Não raro, o escritor se funde com as palavras de que faz uso
Há mais ou menos 15 dias, li que o sempre inspirado escritor Luis Fernando Verissimo teve que baixar ao hospital. Preocupei-me tão sério quanto instantaneamente, por entender que os escritores por vocação bem merecem o qualificativo de "imprescindíveis" (termo de que se valeu Bertold Brecht para exaltar os homens que lutam a vida inteira por seus ideais). Preocupação agora atenuada com a notícia de que ele, Verissimo, já se encontra em fase de boa recuperação.

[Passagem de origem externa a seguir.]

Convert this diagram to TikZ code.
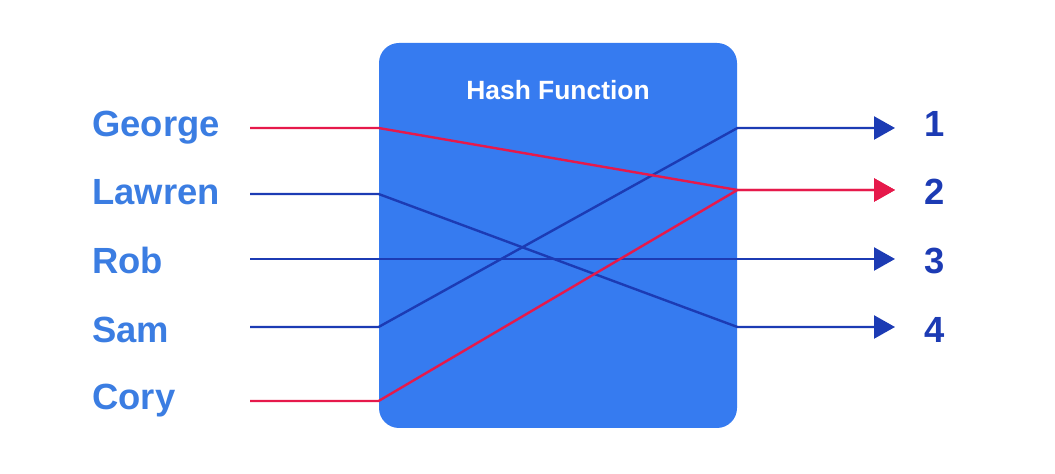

O episódio me pareceu oportuno para pontuar que os homens de letras assim esculpidos pela própria mão da natureza são artistas do vernáculo, como artistas do vernáculo são os poetas em geral. Eu mesmo já escrevi que o primeiro anjo que voou somente com as asas da palavra foi também o primeiro poeta. Donde Manoel de Barros dizer que, se as minhocas arejam a terra, os poetas arejam a linguagem. E o fato é que a prosa-poesia de um Guimarães Rosa, um Dias Gomes, um Mia Couto e um Luis Fernando Verissimo é irmã siamesa da pura poesia de um Fabrício Carpinejar, um Mário Quintana e uma Martha Medeiros, os quatro últimos, por sinal, gaúchos. Todos admirados pela sua aptidão de botar a mais delgada cintura no corpo da nossa amada língua portuguesa.
O bom dessa intimidade maior com o vernáculo é que, não raro, o escritor se funde com as palavras de que faz uso. Assim como se dá com a dança e o dançarino virtuose, a música e o seu arrebatado (por ela) compositor. Logo, o objeto a se personalizar no sujeito, o sujeito a se despersonalizar no objeto, de modo a compor um tipo de unidade que é muito mais do que a soma dos dois. Dir-se-ia uma terceira e superlativa unidade quântica, exatamente por se constituir num todo que nem parece feito de partes, ou num resultado tão virginalmente novo que também parece sem causas. E quem sai extremamente favorecido com esse tipo de fusão estética é a própria vida, sabido que a beleza em si agrega tanto valor à Existência e põe tanto conteúdo nas coisas que os antigos filósofos gregos chegavam a equipará-la à verdade, à bondade e à justiça.
Prossigo para dizer que o susto experimentado com a notícia da então combalida saúde de Luis Fernando Verissimo ainda me remeteu para antigos versos que fiz sobre a diferença entre as pessoas comuns (falemos assim) e os escritores natos: enquanto as primeiras fazem da experiência uma linguagem, os últimos fazem da linguagem uma experiência. E fazem da própria linguagem uma experiência, pelo hábito de atracar o seu estético olho no ancoradouro dessa ou daquela palavra, desse ou daquele texto, até vê-los ondear feito navio em prumo de partida. Aí é só embarcar.
Por que assim? Bem, talvez em função do que Einstein chamou de "efeito do observador", para dar conta de que o investigador mais atento de certas matérias subatômicas (prótons, elétrons e nêutrons, principalmente) bem pode desencadear reações em cada uma delas. O sujeito cognoscente a fazer, de alguma forma, o objeto cognoscível. Fenômeno que espiritualistas da majestosa altitude do indiano Jiddou Krishnamurti ou do alemão Eckhart Tolle retratariam como expressão do mais fecundo dos diálogos: aquele que silenciosamente flui entre a Existência mesma e o ser humano que para ela se disponibiliza com total confiança
ou sem qualquer nesga de ceticismo.
No caso dos homens de letras, a nítida percepção que neles estala como um raio no céu da própria consciência é de que o sangue da vida também flui pelas veias das palavras. Os mais consistentes conteúdos da vida como que a buscar o revestimento linguístico mais estético, ou o revestimento linguístico mais estético a buscar os mais consistentes conteúdos da vida, sem que nunca se saiba ao certo se tais conteúdos são uma invenção daquele revestimento, ou justo o contrário. Mas o que importa é se entregar à sedução da estrada venosa das palavras e assim transitar, em êxtase, da fosforescência dos vaga-lumes para a fulgurância das estrelas. Como sempre fez Luis Fernando Verissimo.